Collaboration Agreement Template

As scientific research continues to move towards collaborative knowledge production, scientists must become more adept at working in teams. This template contains questions in several topic areas that guide team reflection on what is working and not working, discussion of strategies for working together successfully, and development of approaches for preemptively addressing potential conflicts. It is intended to facilitate dialogue about shared rules and norms of collaboration and open pathways for anticipating, identifying, and addressing obstacles as they arise.

A brief description of the Collaboration Agreement Template

This Collaboration Agreement template was designed to assist teams in:

  • Making explicit and therefore transparent important aspects of their approach to collaboration
  • Ensuring they have a shared vision for their work together
  • Recognizing that their working relationships are dynamic, individually and as a team, and will require flexibility and a willingness to adapt over time
  • Establishing expectations for working together, including what they do and say
  • Preparing for disagreements and even conflicts, especially in the early stages and along the way when there are changes in team composition.

The agreement was designed around three central dimensions of collaborative research:

  • The team management section focuses on developing a shared view of success, holding each other accountable, and deciding how decisions will be made.
  • The team dynamics section concerns the establishment of psychological safety in the group and includes questions about managing differences, creating a safe space to work collaboratively, and responding to conflict.
  • The team communication section is devoted to norms for communication, both when in dialogue as well as the actual mechanisms for communicating, and strategies for incorporating the different perspectives each member brings to the effort.
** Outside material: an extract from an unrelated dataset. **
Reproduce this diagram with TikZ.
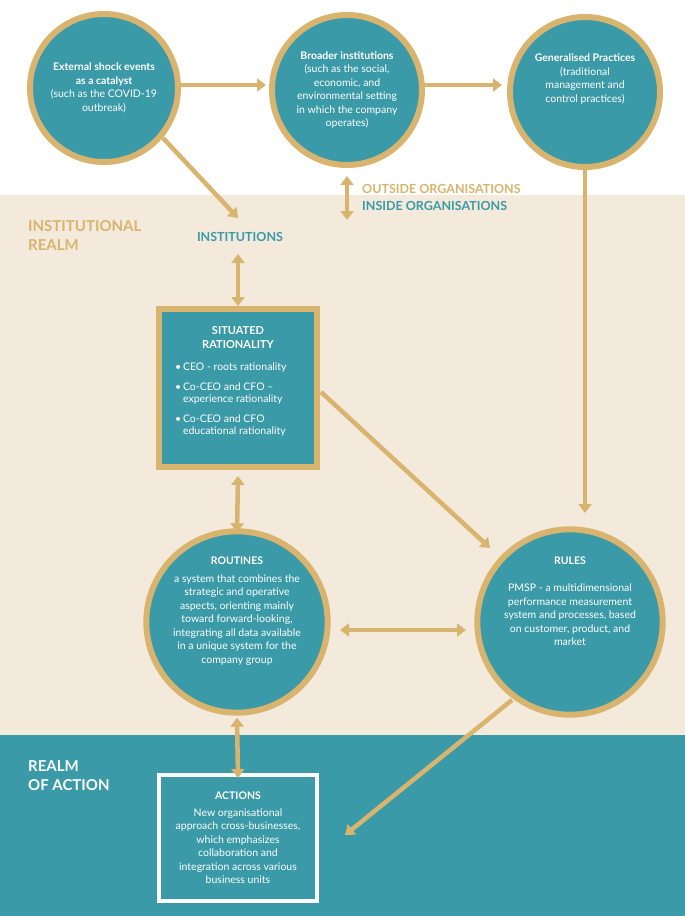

The template is a generic version of one originally developed for the US National Science Foundation Convergence Accelerator Program. It is based on Bennett et al. (2018) and Hall et al. (2019). The process is based on that used by the Toolbox Dialogue Initiative (Hubbs et al. 2020).

This strategic action can encourage cross-sectoral co-leadership & shared decision-making:

The following are examples of questions from the template. 

Team Management: What does success look like for this project (eg., achieve funding, advance our careers, develop a marketable deliverable, function well as a team, sustain our motivation)? How will important project decisions be made for this team (eg., about budgets, funding, reports, team function, user interviews, personnel decisions, data management)?

Team Dynamics: How will we ensure it is safe for everyone to take a risk in our group (eg., present ideas about the science or the team dynamics that others may think will not work)? What process do we follow if we cannot resolve a conflict among ourselves?

Team Communication: What will our communication norms be? Communication norms could include: frequency of team communication, plans for addressing communication problems, plans for conducting research meetings, ways of discussing team functioning, what to do if teammates don’t communicate as expected.

An appendix includes additional questions that teams can consider and invites teams to develop and use their own questions, so they can customize the template to the needs of their project.

The team’s answers to these questions will clarify how proposed collaboration steps are to be implemented, and how teammates will be held accountable for following these steps.

This strategic action directly contributes to various common institutional priorities, including:

Research excellence

HIBAR projects enable university-based researchers and non-academic researchers and practitioners to work together on projects that strengthening commitment to research excellence and also greatly accelerate progress toward solving society’s critical problems, since co-produced research outcomes are more likely to be translated to benefit society in the long term.